Марш-бросок дивизии был завершен за 30 часов. Мы прошли около 100 километров, сделав два пятичасовых привала. Для конского состава это было тяжелое испытание на выносливость. А кавалеристам на привалах еще нужно было кормить, поить лошадей и приводить в порядок всю амуницию и снаряжение. Несмотря на усталость, настроение у всех было приподнятое, так как стало известно, что по окончании маневров вся 7-я кавалерийская дивизия будет расквартирована в Минске.
На рассвете высланная вперед разведка доложила, что за железнодорожной линией Москва–Орша движутся в направлении станции Орша войска «противника». На подступах к Орше завязался «бой» с частями, прикрывавшими подступы к железнодорожному узлу.
Как это всегда бывает на маневрах, со всех сторон подскакали к полку посредники с белыми повязками на рукавах. Посредники – это командиры, которые помогают руководству разыгрывать учения.
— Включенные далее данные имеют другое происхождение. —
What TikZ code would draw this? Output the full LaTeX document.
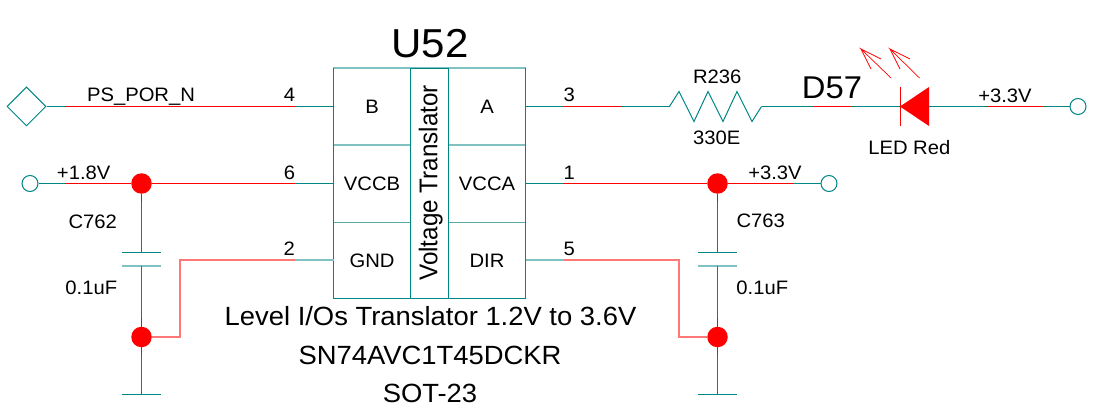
\documentclass[tikz,border=0pt]{standalone}
\usepackage{fontspec}
\setmainfont[FakeStretch=1.04]{Liberation Sans}
\newfontfamily\plainfont{Liberation Sans}
\usetikzlibrary{shapes.geometric}
\definecolor{wireteal}{RGB}{0,133,133}
\definecolor{softteal}{RGB}{128,194,194}
\definecolor{midteal}{RGB}{90,170,170}
\definecolor{wirered}{RGB}{255,0,0}
\definecolor{softred}{RGB}{255,120,120}
\tikzset{
  wire/.style={draw=wireteal,line width=1pt},
  hot/.style={draw=wirered,line width=1pt},
  softwire/.style={draw=softteal,line width=2pt},
  softhot/.style={draw=softred,line width=2pt,line join=miter},
  lbl/.style={anchor=base,inner sep=0pt,text=black,font=\fontsize{19.45}{20}\selectfont},
  big/.style={anchor=base,inner sep=0pt,text=black,font=\fontsize{26.34}{28}\selectfont},
  cell/.style={minimum width=77pt,inner sep=0pt,text=black,font=\fontsize{19.45}{20}\selectfont},
  port/.style={circle,draw=wireteal,line width=1pt,fill=white,minimum size=16pt,inner sep=0pt},
  junction/.style={circle,fill=wirered,minimum size=20.5pt,inner sep=0pt},
  emit/.style={draw=wirered,line width=0.7pt}
}
\begin{document}
\begin{tikzpicture}[x=1pt,y=-1pt]
\useasboundingbox (0,0) rectangle (1095,409);
% chip
\node[cell,minimum height=77pt] (cB) at (372,106.5) {B};
\node[cell,minimum height=77.5pt] (cVB) at (372,183.75) {VCCB};
\node[cell,minimum height=76pt] (cG) at (372,260.5) {GND};
\node[cell,minimum height=77pt] (cA) at (487,106.5) {A};
\node[cell,minimum height=77.5pt] (cVA) at (487,183.75) {VCCA};
\node[cell,minimum height=76pt] (cD) at (487,260.5) {DIR};
\draw[draw=softteal,line width=1.6pt] (cB.north west) -- (cA.north east);
\draw[softwire] (cB.south west) -- (cB.south east);
\draw[softwire] (cA.south west) -- (cA.south east);
\draw[draw=midteal,line width=1pt] (cG.north west) -- (cG.north east);
\draw[draw=midteal,line width=1pt] (cD.north west) -- (cD.north east);
\draw[wire] (cB.north west) -- (cG.south west) -- (cD.south east) -- (cA.north east);
\node[draw=wireteal,line width=1pt,minimum width=38pt,minimum height=230pt,inner sep=0pt] (mid) at (429.5,183.5) {};
\node[anchor=base,inner sep=0pt,text=black,font=\plainfont\fontsize{24.2}{26}\selectfont,xscale=1.06,rotate=90] (vt) at (437.3,183) {Voltage Translator};
% terminals
\node[diamond,draw=wireteal,line width=1pt,minimum width=39pt,minimum height=39pt,inner sep=0pt] (io) at (26.5,106.5) {};
\node[port] (p18) at (30,183.5) {};
\node[port] (p33a) at (829,183.5) {};
\node[port] (p33b) at (1078,106.5) {};
\node[junction] (j1) at (141.5,183.5) {};
\node[junction] (j2) at (141.5,337) {};
\node[junction] (j3) at (717.5,183.5) {};
\node[junction] (j4) at (717.5,337) {};
% named points
\coordinate (a1) at (65,106.5); \coordinate (a2) at (295,106.5);
\coordinate (b1) at (65,183.5); \coordinate (b2) at (295,183.5);
\coordinate (c1) at (333.5,260); \coordinate (c2) at (295,260); \coordinate (c3) at (180,260); \coordinate (c4) at (180,337);
\coordinate (d1) at (564,106.5); \coordinate (d2) at (621,106.5);
\coordinate (rL) at (669.5,106.5); \coordinate (rR) at (761.5,106.5);
\coordinate (e1) at (813,106.5); \coordinate (e2) at (851,106.5);
\coordinate (ledK) at (900,106.5); \coordinate (ledA) at (929,106.5);
\coordinate (f1) at (987,106.5); \coordinate (f2) at (1043,106.5);
\coordinate (g1) at (564,183.5); \coordinate (g2) at (793,183.5);
\coordinate (h0) at (525.5,260); \coordinate (h1) at (564,260); \coordinate (h2) at (679,260); \coordinate (h3) at (679,337);
\coordinate (pA1) at (141.5,252.5); \coordinate (pA2) at (141.5,266);
\coordinate (gA) at (141.5,394.5);
\coordinate (pB1) at (717.5,252.5); \coordinate (pB2) at (717.5,266);
\coordinate (gB) at (717.5,394.5);
% wires
\draw[wire] (io.east) -- (a1);
\draw[hot] (a1) -- (a2);
\draw[wire] (a2) -- (cB.west);
\draw[wire] (p18.east) -- (b1);
\draw[hot] (b1) -- (j1.west);
\draw[hot] (j1.east) -- (b2);
\draw[wire] (b2) -- (333.5,183.5);
\draw[softwire] (c1) -- (c2);
\draw[softhot] (c2) -- (c3) -- (c4) -- (j2.east);
\draw[wire] (cA.east) -- (d1);
\draw[hot] (d1) -- (d2);
\draw[wire] (d2) -- (rL);
\draw[wire] (rL) -- (679,91.5) -- (694,121.5) -- (708,91.5) -- (723,121.5) -- (737,91.5) -- (752,121.5) -- (rR);
\draw[wire] (rR) -- (e1);
\draw[hot] (e1) -- (e2);
\draw[wire] (e2) -- (ledK);
\draw[wire] (ledA) -- (f1);
\draw[hot] (f1) -- (f2);
\draw[wire] (f2) -- (p33b.west);
\draw[wire] (525.5,183.5) -- (g1);
\draw[hot] (g1) -- (j3.west);
\draw[hot] (j3.east) -- (g2);
\draw[wire] (g2) -- (p33a.west);
\draw[softwire] (h0) -- (h1);
\draw[softhot] (h1) -- (h2) -- (h3) -- (j4.west);
% capacitors
\draw[wire] (j1.south) ++(0,8) -- (pA1);
\draw[hot] (j1.south) -- ++(0,8);
\draw[wire] (122,252.5) -- (161,252.5);
\draw[softwire] (122,266) -- (161,266);
\draw[wire] (pA2) -- (141.5,318);
\draw[hot] (141.5,318) -- (j2.north);
\draw[hot] (j2.south) -- (141.5,355);
\draw[wire] (141.5,355) -- (gA);
\draw[wire] (122,394.5) -- (161,394.5);
\draw[wire] (j3.south) ++(0,8) -- (pB1);
\draw[hot] (j3.south) -- ++(0,8);
\draw[wire] (698,252.5) -- (737,252.5);
\draw[softwire] (698,266) -- (737,266);
\draw[wire] (pB2) -- (717.5,318);
\draw[hot] (717.5,318) -- (j4.north);
\draw[hot] (j4.south) -- (717.5,355);
\draw[wire] (717.5,355) -- (gB);
\draw[wire] (698,394.5) -- (737,394.5);
% LED
\fill[wirered] (ledK) -- (929,87) -- (929,126) -- cycle;
\draw[hot] (900,87) -- (900,126);
\draw[emit] (891,78) -- (861,49) -- (881,59);
\draw[emit] (861,49) -- (871,69);
\draw[emit] (919.5,78) -- (890,49) -- (910,59);
\draw[emit] (890,49) -- (900,69);
% labels
\node[anchor=base,inner sep=0pt,font=\fontsize{40.4}{42}\selectfont] (u52) at (430,58) {U52};
\node[anchor=base,inner sep=0pt,font=\fontsize{31.5}{33}\selectfont] (d57) at (832,98.3) {D57};
\node[lbl] (t1) at (141,101.7) {PS\_POR\_N};
\node[lbl] (t2) at (289.5,101.7) {4};
\node[lbl] (t3) at (83.7,179) {+1.8V};
\node[lbl] (t4) at (289.5,179) {6};
\node[lbl] (t5) at (289.3,255) {2};
\node[lbl] (t6) at (569.3,101.7) {3};
\node[lbl] (t7) at (569.3,179) {1};
\node[lbl] (t8) at (569.3,255) {5};
\node[lbl] (t9) at (717.3,83.3) {R236};
\node[lbl] (t10) at (716.7,144.3) {330E};
\node[lbl] (t11) at (909.3,154) {LED Red};
\node[lbl] (t12) at (1005,102.3) {+3.3V};
\node[lbl] (t13) at (775,179) {+3.3V};
\node[lbl] (t14) at (760.7,227.7) {C763};
\node[lbl] (t15) at (762.3,294) {0.1uF};
\node[lbl] (t16) at (92.7,228.3) {C762};
\node[lbl] (t17) at (91.3,294.3) {0.1uF};
\node[big] (t18) at (430.5,325.5) {Level I/Os Translator 1.2V to 3.6V};
\node[big] (t19) at (430,364) {SN74AVC1T45DCKR};
\node[big] (t20) at (430,402) {SOT-23};
\end{tikzpicture}
\end{document}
– Что вам известно о «противнике»?
– Ваше решение? – посыпались вопросы.
Я ответил, что сейчас выеду к головному отряду, произведу личную рекогносцировку и там приму решение. Дав шпоры коню, через несколько минут я прискакал в головной отряд, которым командовал очень энергичный, инициативный командир эскадрона Константин Тюпин.
Он доложил, что до двух полков пехоты «противника» развернулись в предбоевые порядки и движутся за линией железной дороги в общем направлении на лежащие впереди высоты. Там идет «бой» с нашей пехотой. Пехота «противника», видимо, не знает, что наши части вышли в этот район, так как мы не встретили ни охранения, ни его разведки.
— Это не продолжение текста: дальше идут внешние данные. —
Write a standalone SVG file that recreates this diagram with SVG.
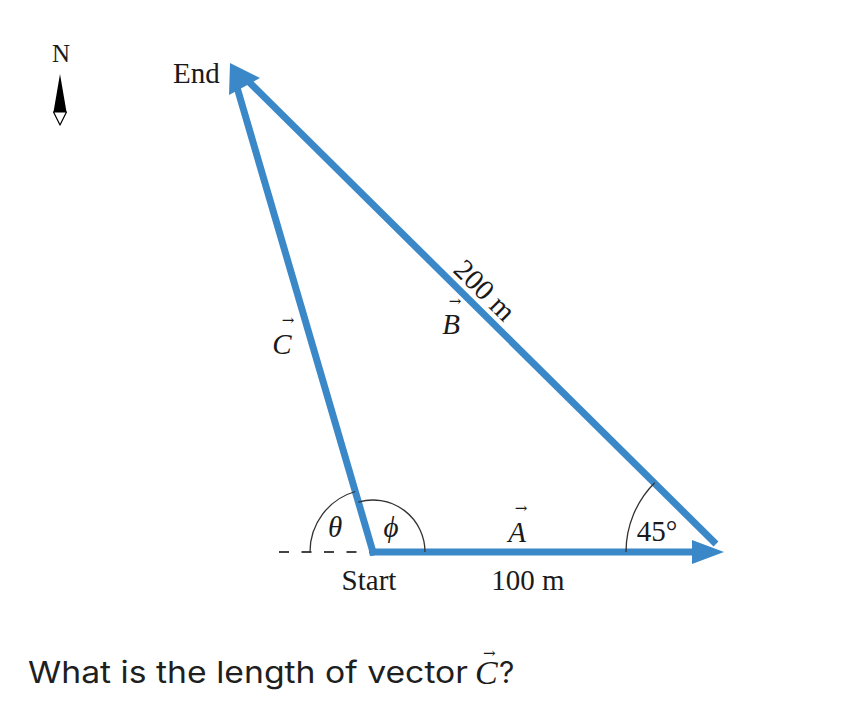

Не успел командир головного отряда закончить доклад, как показалась группа всадников, которая приближалась к нам. По вороному белоногому коню мы издали узнали комдива Г. Д. Гая. Коротко повторив данные обстановки, доложил комдиву, что случай крайне благоприятный для внезапной атаки «противника» и что я решил незамедлительно развернуть полк в боевой порядок и атаковать во фланг, тем более что атаке благоприятствует характер местности.
Посмотрев в бинокль, комдив сказал:
– Редкий случай, действуйте смелее. Атаку предварите всеми средствами артиллерийско-пулеметного огня. Главные силы дивизии подойдут через 20–30 минут. Их удар будет направлен в тыл этой группировки, с тем чтобы нанести ей окончательное поражение.